Ancak bu gezegenin bir B planı yok.
Doğa tükendiğinde, insanlık da tükenir. Ne yazık ki kapitalizm, insanları tüketime yönlendirirken doğayı geri dönüşü olmayan bir noktaya sürüklüyor.
Medyanın Yaratıcı Gerçekliği
Medya, sistemin propaganda makinesi gibi çalışıyor. Ekranlarda “ekonomi büyüyor, işler yolunda” diyorlar. Ancak markete gidip temel ihtiyaçlarınızı almaya çalıştığınızda, gerçek durumun çok farklı olduğunu görüyorsunuz.
Fiyatlar her geçen gün artarken, medyanın bize sunduğu pembe tablo gerçeği yansıtmıyor. Sistem, medyayı kullanarak sorunları gizliyor ve bizi hayali bir dünyaya hapsediyor.
Savaşlar, Göçler ve İnsanlık Dramı
Dünya, savaşlar ve göçlerle boğuşuyor. Ortadoğu’daki savaşlar, milyonlarca insanı evlerinden etti. Avrupa’ya sığınmaya çalışan göçmenler, tel örgülerle, nefret söylemleriyle karşılaşıyor. Ancak bu savaşların asıl kazananları, silah tüccarları, enerji şirketleri ve güç peşindeki liderler.
Kaybedenler ise her zaman senin gibi, benim gibi sıradan insanlar oluyor.
Peki ya çözüm?
Bu çürümüş düzenin içinde yapılması gereken ilk şey, korkularımızı yenmek.

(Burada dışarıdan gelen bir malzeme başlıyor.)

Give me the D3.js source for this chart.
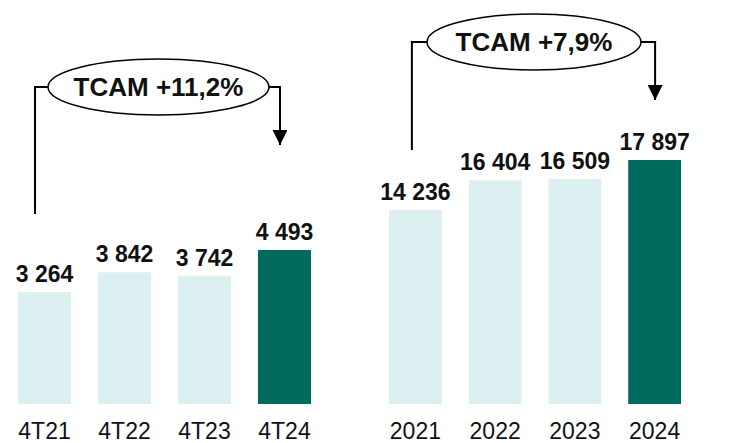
<!DOCTYPE html>
<html>
<head>
<meta charset="utf-8">
<script src="https://cdn.jsdelivr.net/npm/d3@7"></script>
<style>
  html, body { margin: 0; padding: 0; background: #fff; }
  svg { display: block; font-family: Arial, "Liberation Sans", sans-serif; }
</style>
</head>
<body>
<div id="chart"></div>
<script>
// quarterly panel
let quarters = ["4T21", "4T22", "4T23", "4T24"];
let quarterValues = [3264, 3842, 3742, 4493];
let quarterCagr = "TCAM +11,2%";

// yearly panel
let years = ["2021", "2022", "2023", "2024"];
let yearValues = [14236, 16404, 16509, 17897];
let yearCagr = "TCAM +7,9%";

let w = 738;
let h = 443;
let lightColor = "#dcf0f2";
let darkColor = "#006a5f";

let svg = d3
  .select("#chart")
  .append("svg")
  .attr("width", w)
  .attr("height", h);

let defs = svg.append("defs");
defs
  .append("marker")
  .attr("id", "arrow")
  .attr("viewBox", "0 0 10 10")
  .attr("refX", 10)
  .attr("refY", 5)
  .attr("markerWidth", 16)
  .attr("markerHeight", 15)
  .attr("markerUnits", "userSpaceOnUse")
  .attr("orient", "auto")
  .append("path")
  .attr("d", "M0,0 L10,5 L0,10 Z")
  .attr("fill", "#000");

function fmt(v) {
  // thousands separated by a space
  return d3.format(",")(v).replace(/,/g, " ");
}

function drawPanel(cats, vals, label, opt) {
  let base = 404;
  let x = d3
    .scaleBand()
    .domain(cats)
    .range([opt.x0, opt.x1])
    .paddingInner(0.3375)
    .paddingOuter(0.169);

  let y = d3
    .scaleLinear()
    .domain([0, d3.max(vals)])
    .range([base, opt.topY]);

  let g = svg.append("g");

  g.selectAll("rect")
    .data(vals)
    .enter()
    .append("rect")
    .attr("x", (d, i) => x(cats[i]))
    .attr("y", d => y(d))
    .attr("width", x.bandwidth())
    .attr("height", d => base - y(d))
    .attr("fill", (d, i) => (i == cats.length - 1 ? darkColor : lightColor));

  g.selectAll("text.val")
    .data(vals)
    .enter()
    .append("text")
    .attr("class", "val")
    .text(d => fmt(d))
    .attr("x", (d, i) => x(cats[i]) + x.bandwidth() / 2)
    .attr("y", d => y(d) - 10)
    .attr("text-anchor", "middle")
    .attr("font-size", 23)
    .attr("font-weight", "bold")
    .attr("fill", "#111");

  let axis = d3.axisBottom(x).tickSize(0).tickPadding(19);
  let ax = g
    .append("g")
    .attr("transform", "translate(0," + base + ")")
    .call(axis);
  ax.select(".domain").remove();
  ax.selectAll("text")
    .attr("font-size", 23)
    .attr("font-family", "Arial, 'Liberation Sans', sans-serif")
    .attr("fill", "#111");

  // CAGR bracket with ellipse
  let leftX = x(cats[0]) + x.bandwidth() / 2 + opt.leftOff;
  let rightX = x(cats[cats.length - 1]) + x.bandwidth() / 2 + opt.rightOff;
  let cy = opt.cy;

  g.append("path")
    .attr("d", "M" + leftX + "," + opt.leftEnd + " V" + cy + " H" + (opt.cx - opt.rx))
    .attr("fill", "none")
    .attr("stroke", "#000")
    .attr("stroke-width", 2);

  g.append("path")
    .attr("d", "M" + (opt.cx + opt.rx) + "," + cy + " H" + rightX + " V" + opt.arrowTip)
    .attr("fill", "none")
    .attr("stroke", "#000")
    .attr("stroke-width", 2)
    .attr("marker-end", "url(#arrow)");

  g.append("ellipse")
    .attr("cx", opt.cx)
    .attr("cy", cy)
    .attr("rx", opt.rx)
    .attr("ry", opt.ry)
    .attr("fill", "#fff")
    .attr("stroke", "#000")
    .attr("stroke-width", 1.5);

  g.append("text")
    .text(label)
    .attr("x", opt.cx)
    .attr("y", cy + 9)
    .attr("text-anchor", "middle")
    .attr("font-size", 26)
    .attr("font-weight", "bold")
    .attr("fill", "#111");
}

drawPanel(quarters, quarterValues, quarterCagr, {
  x0: 4.5,
  x1: 324.5,
  topY: 250,
  cx: 158.5,
  cy: 87,
  rx: 110.5,
  ry: 28,
  leftOff: -9.5,
  rightOff: -4.5,
  leftEnd: 214,
  arrowTip: 145
});

drawPanel(years, yearValues, yearCagr, {
  x0: 375.5,
  x1: 694.5,
  topY: 160,
  cx: 534,
  cy: 42,
  rx: 107,
  ry: 28,
  leftOff: -3.5,
  rightOff: 0.5,
  leftEnd: 150,
  arrowTip: 100
});
</script>
</body>
</html>
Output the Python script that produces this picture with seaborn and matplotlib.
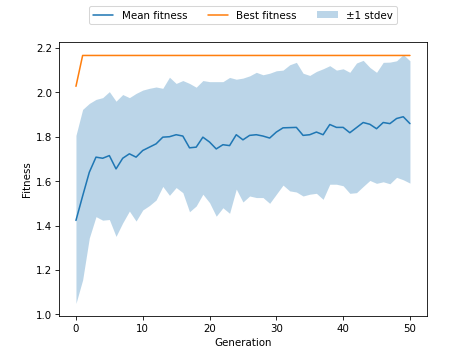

Bu sistem, korku üzerine inşa edilmiş. İşsizlikten, evsizlikten, “öteki”nden korkmamızı istiyor. Ancak korkunun karşısına cesaretle çıkabiliriz. Küçük bir adım, büyük bir değişimin başlangıcı olabilir.
Haksızlığa, adaletsizliğe, zorbalığa hayır demek, bu sistemi sarsacak ilk adımdır.
Çünkü bu çarkı döndüren biziz. Biz durduğumuzda, çark da durur.
Bir sabah herkesin sistemi sorguladığı bir dünya hayal et. Kimsenin “Bu böyle gelmiş, böyle gider” demediği bir gün. İşte o gün, gerçek bir devrim başlar.
Bu devrim, insanların özgürlüğü, doğanın iyileşmesi ve adaletin yeniden inşası için bir umut olur.
Başka bir dünya mümkün.
Zincirleri kırmak bizim elimizde. Çünkü bu dünya, korkulara değil cesarete ihtiyaç duyuyor.